** GIVEN TASK **
Show every line where "that" occurs.

——————————

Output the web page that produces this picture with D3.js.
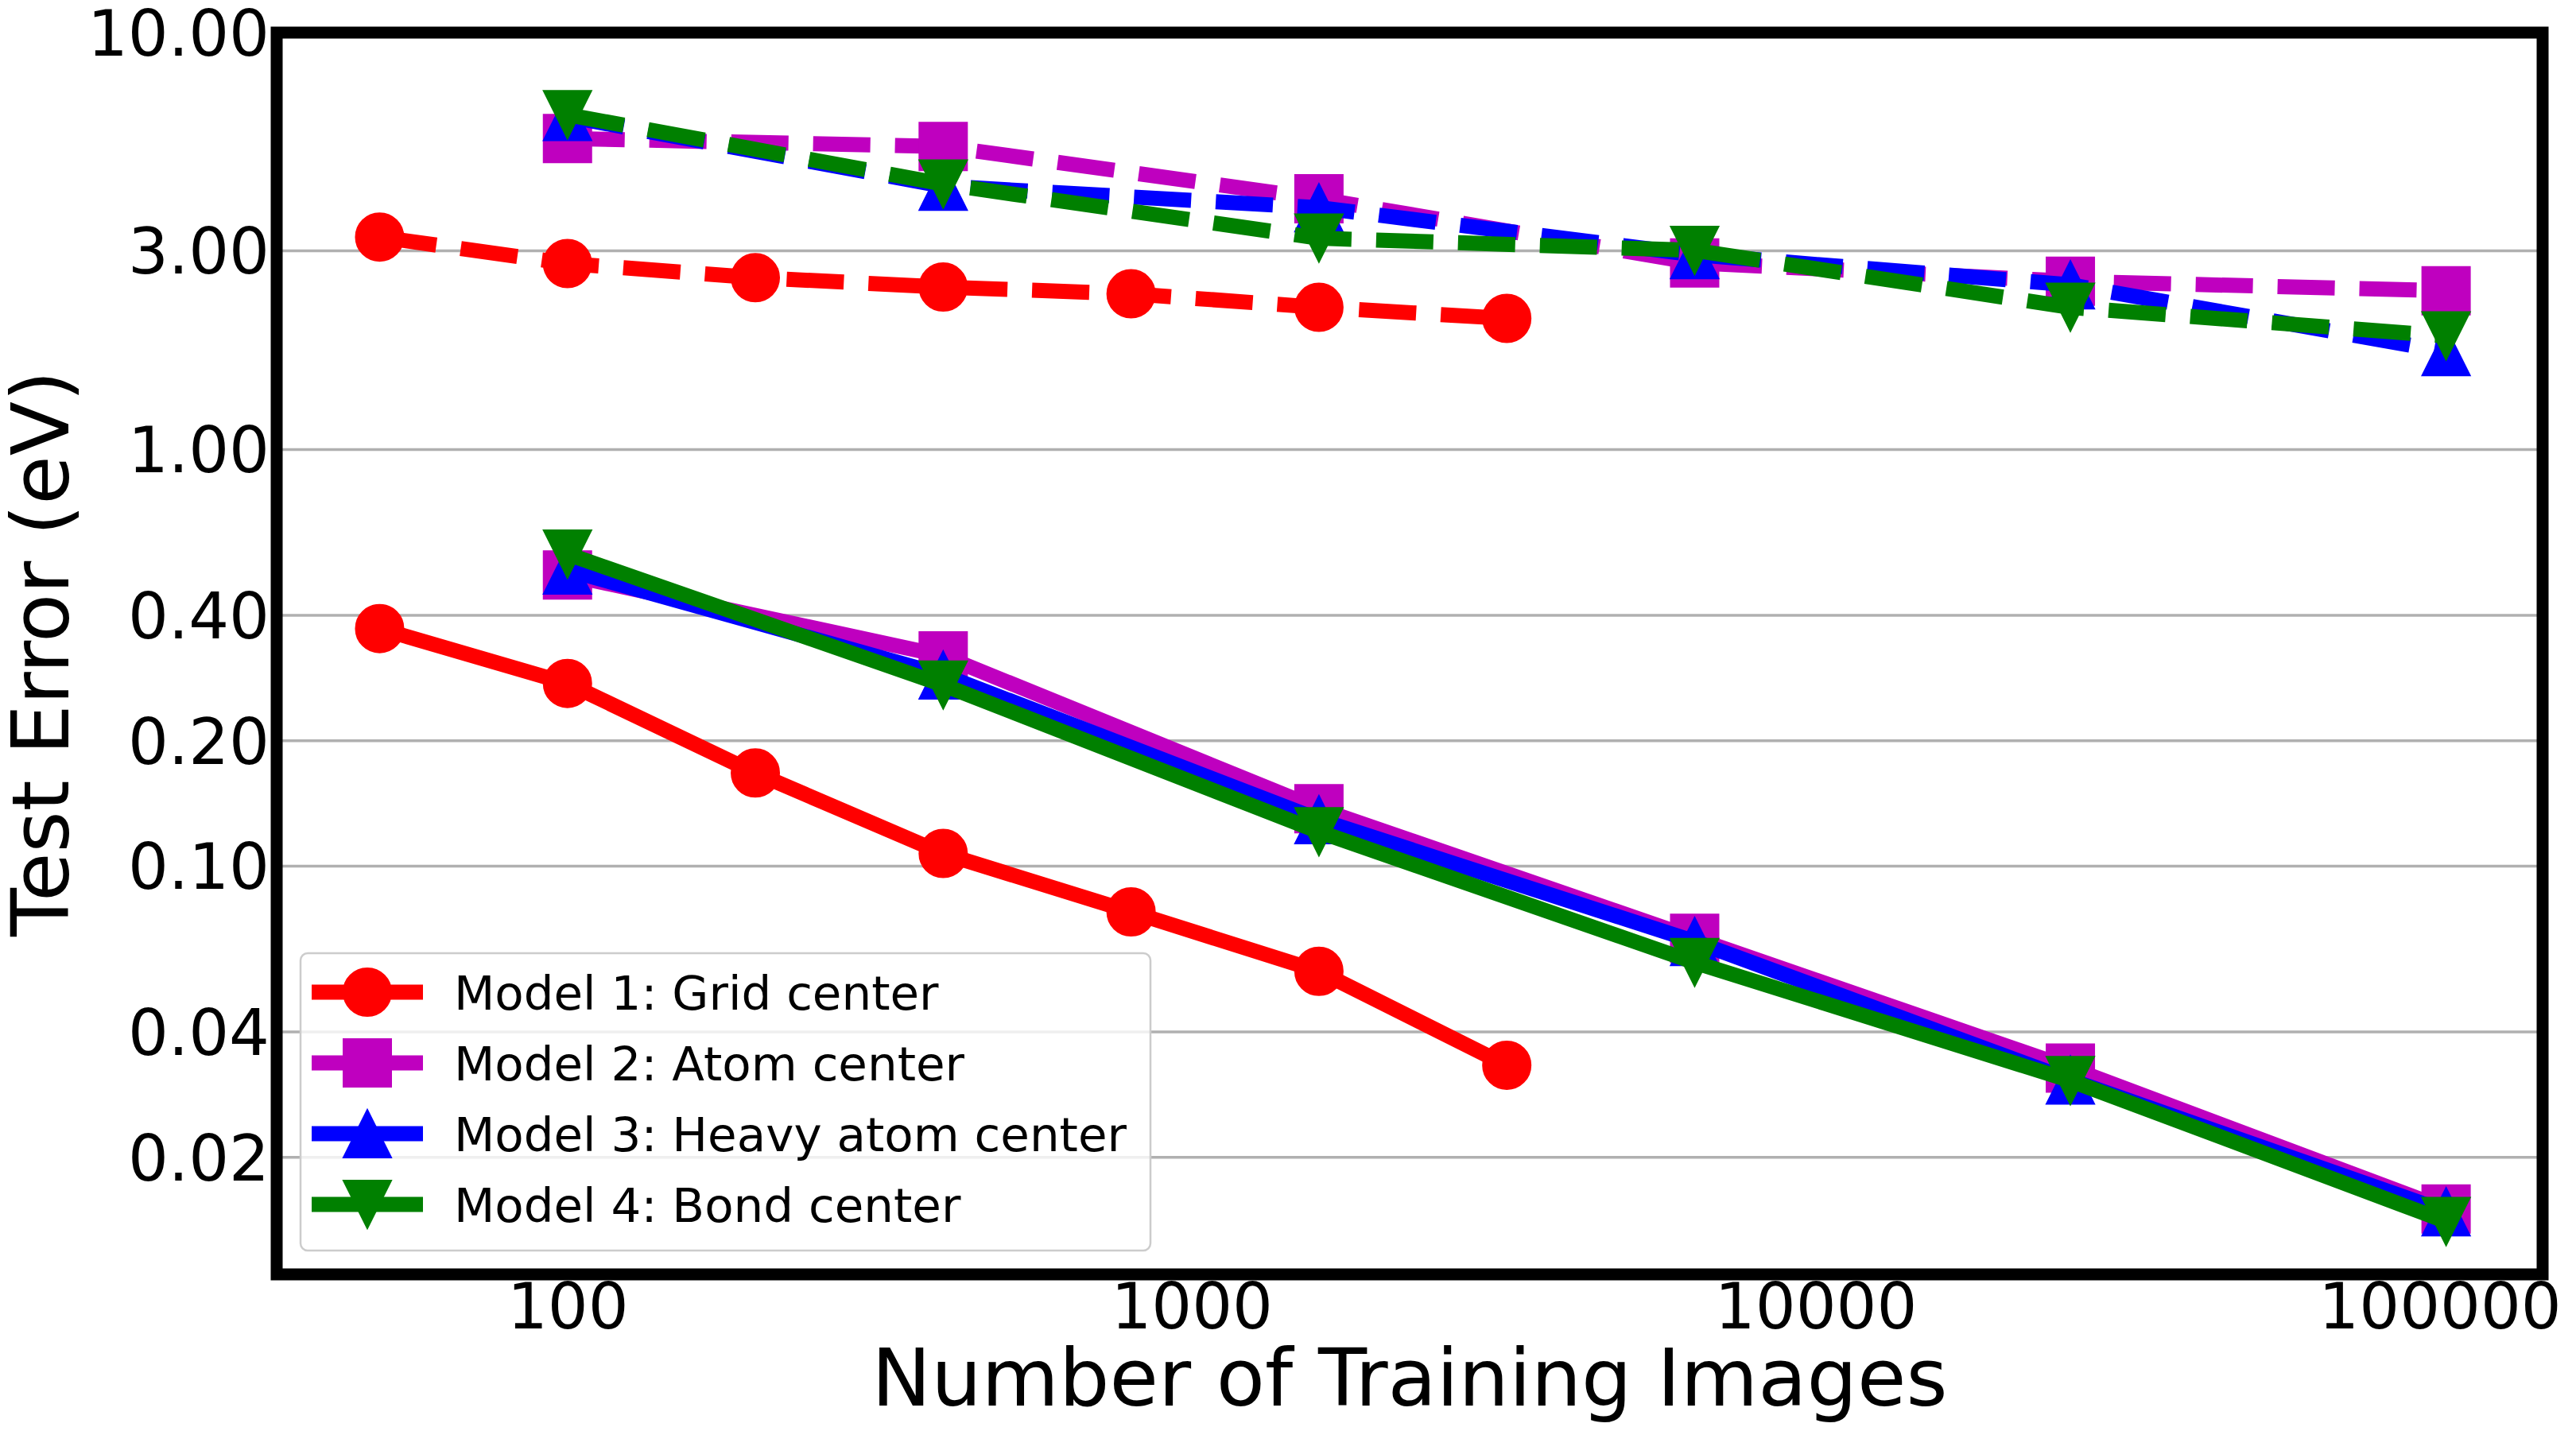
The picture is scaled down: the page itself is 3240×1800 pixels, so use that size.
<!DOCTYPE html>
<html>
<head>
<meta charset="utf-8">
<script src="https://cdn.jsdelivr.net/npm/d3@7"></script>
<style>
  html, body { margin: 0; padding: 0; background: #fff; }
  svg { display: block; font-family: "DejaVu Sans", sans-serif; }
</style>
</head>
<body>
<svg id="chart" width="3240" height="1800"></svg>
<script>
// x positions
const xGrid  = [50, 100, 200, 400, 800, 1600, 3200];
const xAtoms = [100, 400, 1600, 6400, 25600, 102400];

// dashed series
const m1Dash = [3.23, 2.79, 2.58, 2.45, 2.36, 2.19, 2.06];
const m2Dash = [5.57, 5.33, 3.99, 2.80, 2.53, 2.40];
const m3Dash = [6.29, 4.28, 3.80, 2.93, 2.48, 1.715];
const m4Dash = [6.35, 4.33, 3.21, 3.00, 2.19, 1.87];

// solid series
const m1Solid = [0.371, 0.274, 0.167, 0.107, 0.0775, 0.0558, 0.0332];
const m2Solid = [0.499, 0.319, 0.137, 0.067, 0.0327, 0.0150];
const m3Solid = [0.513, 0.287, 0.129, 0.0658, 0.0306, 0.01477];
const m4Solid = [0.560, 0.2716, 0.1207, 0.0586, 0.0305, 0.0140];

const labels  = ['Model 1: Grid center', 'Model 2: Atom center',
                 'Model 3: Heavy atom center', 'Model 4: Bond center'];
const colors  = ['#ff0000', '#bf00bf', '#0000ff', '#008000'];
const markers = ['circle', 'square', 'triUp', 'triDown'];

const yTicks = [10, 3, 1, 0.4, 0.2, 0.1, 0.04, 0.02];
const xTicks = [100, 1000, 10000, 100000];

const models = [
  { x: xGrid,  dash: m1Dash, solid: m1Solid },
  { x: xAtoms, dash: m2Dash, solid: m2Solid },
  { x: xAtoms, dash: m3Dash, solid: m3Solid },
  { x: xAtoms, dash: m4Dash, solid: m4Solid },
];

const box = { left: 348, right: 3198, top: 41, bottom: 1603 };
const LW = 19, MS = 60;

const x = d3.scaleLog().domain([34.2, 146200]).range([box.left, box.right]);
const y = d3.scaleLog().domain([0.01045, 10]).range([box.bottom, box.top]);

const svg = d3.select('#chart');
svg.append('rect').attr('width', 3240).attr('height', 1800).attr('fill', '#fff');

// horizontal grid
svg.append('g')
  .attr('transform', `translate(${box.left},0)`)
  .call(d3.axisLeft(y).tickValues(yTicks.slice(1)).tickSize(-(box.right - box.left)).tickFormat(''))
  .call(g => g.select('.domain').remove())
  .call(g => g.selectAll('line').attr('stroke', '#b0b0b0').attr('stroke-width', 3.5));

function markerPath(kind) {
  const h = MS / 2;
  if (kind === 'circle') return d3.symbol(d3.symbolCircle, Math.PI * h * h)();
  if (kind === 'square') return `M${-h},${-h}H${h}V${h}H${-h}Z`;
  if (kind === 'triUp') return `M0,${-h}L${h},${h}L${-h},${h}Z`;
  return `M0,${h}L${h},${-h}L${-h},${-h}Z`;
}

const plot = svg.append('g');
const line = d3.line().x(d => x(d[0])).y(d => y(d[1]));

function drawSeries(xs, ys, color, kind, dashed) {
  const pts = xs.map((v, i) => [v, ys[i]]);
  plot.append('path')
    .attr('d', line(pts))
    .attr('fill', 'none')
    .attr('stroke', color)
    .attr('stroke-width', LW)
    .attr('stroke-linejoin', 'round')
    .attr('stroke-linecap', dashed ? 'butt' : 'square')
    .attr('stroke-dasharray', dashed ? '72,31' : null);
  plot.append('g').selectAll('path')
    .data(pts)
    .join('path')
    .attr('transform', d => `translate(${x(d[0])},${y(d[1])})`)
    .attr('d', markerPath(kind))
    .attr('fill', color)
    .attr('stroke', color)
    .attr('stroke-width', 2);
}

models.forEach((m, i) => {
  drawSeries(m.x, m.dash, colors[i], markers[i], true);
  drawSeries(m.x, m.solid, colors[i], markers[i], false);
});

// frame
svg.append('rect')
  .attr('x', box.left).attr('y', box.top)
  .attr('width', box.right - box.left).attr('height', box.bottom - box.top)
  .attr('fill', 'none').attr('stroke', '#000').attr('stroke-width', 15);

// axes
svg.append('g')
  .attr('transform', `translate(${box.left},0)`)
  .call(d3.axisLeft(y).tickValues(yTicks).tickSize(0).tickPadding(9).tickFormat(d3.format('.2f')))
  .call(g => g.select('.domain').remove())
  .call(g => g.selectAll('text').attr('font-size', 80).attr('fill', '#000')
    .attr('font-family', '"DejaVu Sans", sans-serif').attr('dy', '0.36em'));

svg.append('g')
  .attr('transform', `translate(0,${box.bottom})`)
  .call(d3.axisBottom(x).tickValues(xTicks).tickSize(0).tickPadding(11).tickFormat(d3.format('d')))
  .call(g => g.select('.domain').remove())
  .call(g => g.selectAll('text').attr('font-size', 80).attr('fill', '#000')
    .attr('font-family', '"DejaVu Sans", sans-serif'));

svg.append('text')
  .attr('x', (box.left + box.right) / 2).attr('y', 1768)
  .attr('text-anchor', 'middle').attr('font-size', 100)
  .text('Number of Training Images');

svg.append('text')
  .attr('transform', `translate(86,${(box.top + box.bottom) / 2}) rotate(-90)`)
  .attr('text-anchor', 'middle').attr('font-size', 100)
  .text('Test Error (eV)');

// legend
const leg = svg.append('g');
leg.append('rect')
  .attr('x', 378).attr('y', 1199).attr('width', 1069).attr('height', 374)
  .attr('rx', 9)
  .attr('fill', '#fff').attr('fill-opacity', 0.8)
  .attr('stroke', '#cccccc').attr('stroke-width', 2.5);

const rowY = d3.scaleLinear().domain([0, 3]).range([1248, 1515]);
labels.forEach((lab, i) => {
  const ry = rowY(i);
  leg.append('line')
    .attr('x1', 392).attr('x2', 532).attr('y1', ry).attr('y2', ry)
    .attr('stroke', colors[i]).attr('stroke-width', LW);
  leg.append('path')
    .attr('transform', `translate(462,${ry})`)
    .attr('d', markerPath(markers[i]))
    .attr('fill', colors[i]).attr('stroke', colors[i]).attr('stroke-width', 2);
  leg.append('text')
    .attr('x', 571).attr('y', ry + 22)
    .attr('font-size', 59.5)
    .text(lab);
});
</script>
</body>
</html>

——————————

** RESPONSE TO THE TASK **
Output the web page that produces this picture with D3.js.
The picture is scaled down: the page itself is 3240×1800 pixels, so use that size.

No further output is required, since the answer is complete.